News: Black history runs deep for Georgia Guardsman
Story by Master Sgt. Roger Parsons
ROBINS AIR FORCE BASE, Ga.--For Staff Sgt. Barricia McCormick, a paralegal with the 116th Air Control Wing, a fifth grade family history project for her school revealed a rich heritage she found hard to believe.
“You know we’re related to Harriet Tubman,” shared McCormick’s mother.
“No we’re not,” said McCormick. “Don’t lie to me.”
It was during this conversation that McCormick learned her great grandmother and Harriet Ross Tubman, the African-American abolitionist and humanitarian responsible for the rescue of more than 300 slaves through the Underground Railroad, were first cousins.
Then her mother pulled out some family photos and for the first time began sharing a family history lesson that would affect the course of McCormick’s life.
“Up until that time I didn’t know a lot about Harriet Tubman,” shared McCormick. “In fact, Black History Month was just another month to me.”
“As I learned more about my family history,” continued McCormick, “I developed a sensed of family pride I didn’t have before.”
During the course of her school project, elders in McCormick’s family were able to trace their lineage as far back as one generation prior to Harriet Tubman.
“Being African American,” McCormick said, “you can only follow so far in researching your family history so it was exciting being able to trace back that many generations.”
“I was glad to learn about my heritage so I can pass it down to children I may have in the future,” she said.
McCormick’s school project uncovered more family history that would impact her future.
As she followed her family tree dating back to Tubman, the Georgia Air National Guardsman discovered that not only did Tubman assist the Union Army during the Civil War, but also nearly every male in her family, dating back to World War I, served in the military.
At 17, McCormick embarked on her own military journey enlisting in the Air National Guard to become only the second female in her family to serve in the armed forces.
Said McCormick, “the legacy that Harriet Tubman left, that has been carried on from generation to generation in my family, instilled a sense of hope in me and has helped me travel routes I wouldn’t have otherwise.”
Taking advantage of the educational opportunities afforded by her military service, McCormick went on to earn both a Bachelors and Master’s degree.
Recalling meeting a former Colonel from the Tuskegee Airmen, McCormick was taken aback when he thanked her for her service.

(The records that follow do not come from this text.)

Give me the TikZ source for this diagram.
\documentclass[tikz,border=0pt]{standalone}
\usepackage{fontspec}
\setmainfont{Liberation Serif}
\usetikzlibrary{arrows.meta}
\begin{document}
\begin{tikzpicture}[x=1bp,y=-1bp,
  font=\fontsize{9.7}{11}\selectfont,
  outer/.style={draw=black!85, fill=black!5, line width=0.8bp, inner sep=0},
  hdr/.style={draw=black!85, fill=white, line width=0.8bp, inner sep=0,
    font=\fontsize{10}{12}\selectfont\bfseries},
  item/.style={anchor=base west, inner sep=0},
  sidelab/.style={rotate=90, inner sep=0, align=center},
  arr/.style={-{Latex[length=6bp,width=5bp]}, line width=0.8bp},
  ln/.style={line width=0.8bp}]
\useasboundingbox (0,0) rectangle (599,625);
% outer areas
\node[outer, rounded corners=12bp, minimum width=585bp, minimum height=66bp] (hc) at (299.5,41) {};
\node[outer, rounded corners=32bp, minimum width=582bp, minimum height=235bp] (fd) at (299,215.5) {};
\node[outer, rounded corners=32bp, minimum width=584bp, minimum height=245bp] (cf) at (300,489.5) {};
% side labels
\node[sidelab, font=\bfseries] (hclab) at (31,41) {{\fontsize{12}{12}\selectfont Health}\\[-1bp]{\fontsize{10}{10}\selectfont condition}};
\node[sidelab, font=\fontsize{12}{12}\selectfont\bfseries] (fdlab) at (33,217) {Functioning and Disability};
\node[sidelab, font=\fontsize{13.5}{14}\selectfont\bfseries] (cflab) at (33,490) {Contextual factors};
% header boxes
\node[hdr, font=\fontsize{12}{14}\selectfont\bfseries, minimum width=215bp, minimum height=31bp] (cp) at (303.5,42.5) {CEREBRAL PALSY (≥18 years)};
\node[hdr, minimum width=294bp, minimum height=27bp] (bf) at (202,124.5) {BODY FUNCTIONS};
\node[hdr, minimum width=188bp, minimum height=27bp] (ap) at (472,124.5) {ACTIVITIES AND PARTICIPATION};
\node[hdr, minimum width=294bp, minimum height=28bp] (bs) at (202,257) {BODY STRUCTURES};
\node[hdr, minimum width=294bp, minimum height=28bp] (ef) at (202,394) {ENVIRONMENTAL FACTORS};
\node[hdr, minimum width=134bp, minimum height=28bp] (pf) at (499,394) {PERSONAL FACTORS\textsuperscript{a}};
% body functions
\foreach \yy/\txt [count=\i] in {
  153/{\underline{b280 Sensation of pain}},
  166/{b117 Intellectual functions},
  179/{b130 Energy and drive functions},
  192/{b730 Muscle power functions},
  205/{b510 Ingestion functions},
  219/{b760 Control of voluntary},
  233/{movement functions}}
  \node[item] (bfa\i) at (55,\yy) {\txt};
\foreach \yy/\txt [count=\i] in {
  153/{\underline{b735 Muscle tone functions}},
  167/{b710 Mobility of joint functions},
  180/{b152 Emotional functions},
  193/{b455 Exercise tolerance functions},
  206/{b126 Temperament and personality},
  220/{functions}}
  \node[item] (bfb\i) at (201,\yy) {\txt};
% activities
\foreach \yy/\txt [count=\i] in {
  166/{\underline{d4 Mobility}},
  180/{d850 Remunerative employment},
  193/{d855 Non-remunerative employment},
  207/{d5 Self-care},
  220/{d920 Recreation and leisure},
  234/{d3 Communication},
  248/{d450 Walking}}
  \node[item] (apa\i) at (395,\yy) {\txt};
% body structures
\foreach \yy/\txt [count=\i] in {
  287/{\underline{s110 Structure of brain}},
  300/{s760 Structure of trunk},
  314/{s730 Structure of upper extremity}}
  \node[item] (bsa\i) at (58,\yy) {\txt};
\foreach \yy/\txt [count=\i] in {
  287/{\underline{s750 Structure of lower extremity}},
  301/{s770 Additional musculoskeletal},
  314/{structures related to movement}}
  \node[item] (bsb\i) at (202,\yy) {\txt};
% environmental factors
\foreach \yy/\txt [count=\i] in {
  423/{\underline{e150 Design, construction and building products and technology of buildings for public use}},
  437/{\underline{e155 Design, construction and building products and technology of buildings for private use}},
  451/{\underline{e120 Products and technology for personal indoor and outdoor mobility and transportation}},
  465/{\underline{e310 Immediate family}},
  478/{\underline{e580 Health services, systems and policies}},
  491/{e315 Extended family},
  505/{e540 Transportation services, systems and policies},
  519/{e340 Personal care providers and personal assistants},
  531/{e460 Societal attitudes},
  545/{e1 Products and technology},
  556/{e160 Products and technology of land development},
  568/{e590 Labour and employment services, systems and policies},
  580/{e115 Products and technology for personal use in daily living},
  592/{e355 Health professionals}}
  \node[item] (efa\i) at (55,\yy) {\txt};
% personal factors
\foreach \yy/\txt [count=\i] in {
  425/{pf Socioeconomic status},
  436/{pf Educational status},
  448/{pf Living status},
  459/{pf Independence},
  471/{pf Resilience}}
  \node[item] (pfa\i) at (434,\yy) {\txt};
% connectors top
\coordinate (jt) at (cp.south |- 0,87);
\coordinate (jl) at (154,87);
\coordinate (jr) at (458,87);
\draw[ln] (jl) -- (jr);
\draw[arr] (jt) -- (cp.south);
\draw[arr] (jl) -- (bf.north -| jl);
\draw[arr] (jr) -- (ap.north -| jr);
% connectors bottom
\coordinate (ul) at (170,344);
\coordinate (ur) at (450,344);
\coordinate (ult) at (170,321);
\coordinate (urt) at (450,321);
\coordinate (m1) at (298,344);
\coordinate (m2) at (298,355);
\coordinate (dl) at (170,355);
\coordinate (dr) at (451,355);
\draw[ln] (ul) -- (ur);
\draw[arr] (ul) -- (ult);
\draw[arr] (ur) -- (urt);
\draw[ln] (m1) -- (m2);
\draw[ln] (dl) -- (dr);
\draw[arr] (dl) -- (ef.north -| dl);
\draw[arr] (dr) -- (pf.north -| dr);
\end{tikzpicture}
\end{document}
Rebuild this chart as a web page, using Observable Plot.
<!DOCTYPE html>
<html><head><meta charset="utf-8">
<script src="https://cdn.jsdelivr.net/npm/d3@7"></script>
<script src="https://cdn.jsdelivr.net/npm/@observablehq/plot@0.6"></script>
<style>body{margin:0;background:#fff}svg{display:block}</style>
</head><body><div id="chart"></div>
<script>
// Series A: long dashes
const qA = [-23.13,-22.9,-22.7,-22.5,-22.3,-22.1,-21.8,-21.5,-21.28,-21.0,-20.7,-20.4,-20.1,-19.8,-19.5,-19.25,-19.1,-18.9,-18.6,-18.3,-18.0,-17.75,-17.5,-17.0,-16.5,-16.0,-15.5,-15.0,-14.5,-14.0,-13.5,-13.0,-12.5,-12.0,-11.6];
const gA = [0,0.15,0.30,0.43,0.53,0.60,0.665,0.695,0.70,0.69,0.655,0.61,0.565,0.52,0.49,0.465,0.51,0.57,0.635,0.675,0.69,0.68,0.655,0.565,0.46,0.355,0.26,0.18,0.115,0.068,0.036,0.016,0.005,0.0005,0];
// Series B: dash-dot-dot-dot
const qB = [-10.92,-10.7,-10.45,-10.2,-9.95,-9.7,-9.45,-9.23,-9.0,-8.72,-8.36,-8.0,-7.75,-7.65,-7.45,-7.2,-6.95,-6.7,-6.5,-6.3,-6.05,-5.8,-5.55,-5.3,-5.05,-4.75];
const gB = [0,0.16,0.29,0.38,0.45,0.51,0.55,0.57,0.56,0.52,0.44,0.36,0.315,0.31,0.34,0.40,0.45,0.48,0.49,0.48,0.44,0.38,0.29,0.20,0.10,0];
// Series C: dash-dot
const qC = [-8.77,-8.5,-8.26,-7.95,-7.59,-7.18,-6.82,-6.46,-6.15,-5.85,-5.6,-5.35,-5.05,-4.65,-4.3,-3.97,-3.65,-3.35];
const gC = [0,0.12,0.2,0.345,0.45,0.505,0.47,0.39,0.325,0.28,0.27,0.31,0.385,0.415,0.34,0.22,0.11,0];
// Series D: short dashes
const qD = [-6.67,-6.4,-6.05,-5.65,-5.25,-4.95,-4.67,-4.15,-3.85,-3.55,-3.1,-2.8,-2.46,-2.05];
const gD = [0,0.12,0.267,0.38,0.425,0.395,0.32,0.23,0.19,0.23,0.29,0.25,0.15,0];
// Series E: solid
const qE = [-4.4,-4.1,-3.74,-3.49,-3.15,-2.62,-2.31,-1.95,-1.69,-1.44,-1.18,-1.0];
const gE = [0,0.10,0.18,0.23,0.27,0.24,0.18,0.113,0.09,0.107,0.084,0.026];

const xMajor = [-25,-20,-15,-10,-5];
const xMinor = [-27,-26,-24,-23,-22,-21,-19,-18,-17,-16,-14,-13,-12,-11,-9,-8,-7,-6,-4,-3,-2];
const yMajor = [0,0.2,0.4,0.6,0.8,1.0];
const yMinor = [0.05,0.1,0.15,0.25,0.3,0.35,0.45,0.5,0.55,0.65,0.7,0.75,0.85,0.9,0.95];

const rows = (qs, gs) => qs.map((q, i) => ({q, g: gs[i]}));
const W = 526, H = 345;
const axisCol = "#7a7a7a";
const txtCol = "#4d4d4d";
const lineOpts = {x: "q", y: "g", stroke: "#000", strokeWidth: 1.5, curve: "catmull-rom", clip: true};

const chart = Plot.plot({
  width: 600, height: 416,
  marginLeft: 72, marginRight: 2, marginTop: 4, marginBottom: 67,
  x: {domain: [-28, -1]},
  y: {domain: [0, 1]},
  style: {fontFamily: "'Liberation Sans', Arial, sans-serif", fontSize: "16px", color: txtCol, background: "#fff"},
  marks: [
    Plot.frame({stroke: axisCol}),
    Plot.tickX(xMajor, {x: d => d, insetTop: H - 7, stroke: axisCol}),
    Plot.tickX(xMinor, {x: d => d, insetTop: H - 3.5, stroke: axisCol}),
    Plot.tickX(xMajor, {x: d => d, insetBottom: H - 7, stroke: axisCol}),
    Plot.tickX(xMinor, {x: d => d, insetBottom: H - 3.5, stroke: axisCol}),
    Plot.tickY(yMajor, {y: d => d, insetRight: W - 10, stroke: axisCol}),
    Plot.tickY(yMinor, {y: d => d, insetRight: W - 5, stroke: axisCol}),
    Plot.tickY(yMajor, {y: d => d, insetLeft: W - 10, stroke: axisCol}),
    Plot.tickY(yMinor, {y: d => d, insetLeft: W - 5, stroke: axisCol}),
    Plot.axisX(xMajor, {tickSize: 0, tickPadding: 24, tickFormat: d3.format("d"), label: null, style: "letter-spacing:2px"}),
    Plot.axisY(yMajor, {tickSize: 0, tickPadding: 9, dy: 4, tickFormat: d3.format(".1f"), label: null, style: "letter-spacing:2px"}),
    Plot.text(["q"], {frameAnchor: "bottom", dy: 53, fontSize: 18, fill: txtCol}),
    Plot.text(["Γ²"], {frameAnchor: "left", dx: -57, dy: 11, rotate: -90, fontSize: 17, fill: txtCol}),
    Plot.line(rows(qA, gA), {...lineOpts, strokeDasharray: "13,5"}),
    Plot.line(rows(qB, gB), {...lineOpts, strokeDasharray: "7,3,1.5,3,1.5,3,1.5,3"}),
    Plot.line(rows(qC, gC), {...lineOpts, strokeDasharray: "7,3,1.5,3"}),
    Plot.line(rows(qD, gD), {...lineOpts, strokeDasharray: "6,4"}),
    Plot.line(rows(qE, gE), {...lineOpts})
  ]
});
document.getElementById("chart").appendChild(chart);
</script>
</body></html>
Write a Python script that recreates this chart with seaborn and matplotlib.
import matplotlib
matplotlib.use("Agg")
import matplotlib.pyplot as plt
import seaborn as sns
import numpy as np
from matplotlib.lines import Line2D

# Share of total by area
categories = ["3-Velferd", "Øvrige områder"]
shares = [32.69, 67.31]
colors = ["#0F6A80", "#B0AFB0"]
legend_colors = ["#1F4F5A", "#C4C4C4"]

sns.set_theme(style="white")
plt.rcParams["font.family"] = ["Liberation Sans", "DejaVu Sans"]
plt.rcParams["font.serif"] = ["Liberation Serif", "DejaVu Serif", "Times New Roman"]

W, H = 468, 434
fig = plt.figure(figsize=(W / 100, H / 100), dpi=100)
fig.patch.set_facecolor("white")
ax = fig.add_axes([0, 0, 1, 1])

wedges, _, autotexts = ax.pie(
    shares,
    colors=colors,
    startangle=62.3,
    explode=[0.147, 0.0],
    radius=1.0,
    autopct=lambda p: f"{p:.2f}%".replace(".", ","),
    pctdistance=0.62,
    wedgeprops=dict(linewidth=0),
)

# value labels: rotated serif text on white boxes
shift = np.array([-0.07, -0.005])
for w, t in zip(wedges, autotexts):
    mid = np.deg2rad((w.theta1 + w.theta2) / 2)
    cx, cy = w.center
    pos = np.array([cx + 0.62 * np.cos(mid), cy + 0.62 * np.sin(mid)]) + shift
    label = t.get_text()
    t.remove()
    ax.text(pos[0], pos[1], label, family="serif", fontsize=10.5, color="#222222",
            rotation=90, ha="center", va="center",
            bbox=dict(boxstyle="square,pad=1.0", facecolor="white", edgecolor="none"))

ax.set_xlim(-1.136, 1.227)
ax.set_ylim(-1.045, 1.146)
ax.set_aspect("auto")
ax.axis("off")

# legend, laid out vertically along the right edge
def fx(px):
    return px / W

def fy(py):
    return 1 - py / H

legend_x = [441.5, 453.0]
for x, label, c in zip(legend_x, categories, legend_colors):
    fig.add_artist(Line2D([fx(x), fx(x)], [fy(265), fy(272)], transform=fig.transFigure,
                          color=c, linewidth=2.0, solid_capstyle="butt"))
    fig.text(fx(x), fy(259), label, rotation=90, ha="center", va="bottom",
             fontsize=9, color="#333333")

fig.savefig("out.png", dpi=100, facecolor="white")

I asked, “why would you thank me for my service when I haven’t experienced anything compared to what you went through.”
The Colonels reply was simple, “we fought and served so you guys could do it.”
“People like that and especially other women of color that I’ve met who’ve had successful military careers inspire me to excel,” said McCormick.
Having completed her degrees, the enlisted Guardsman now has her sights set on earning a commission as an officer in the Georgia Air National Guard.
When she’s not serving as a traditional, one weekend per month Guardsman, McCormick wears a different uniform serving as a police officer for the City of Atlanta in her fulltime job.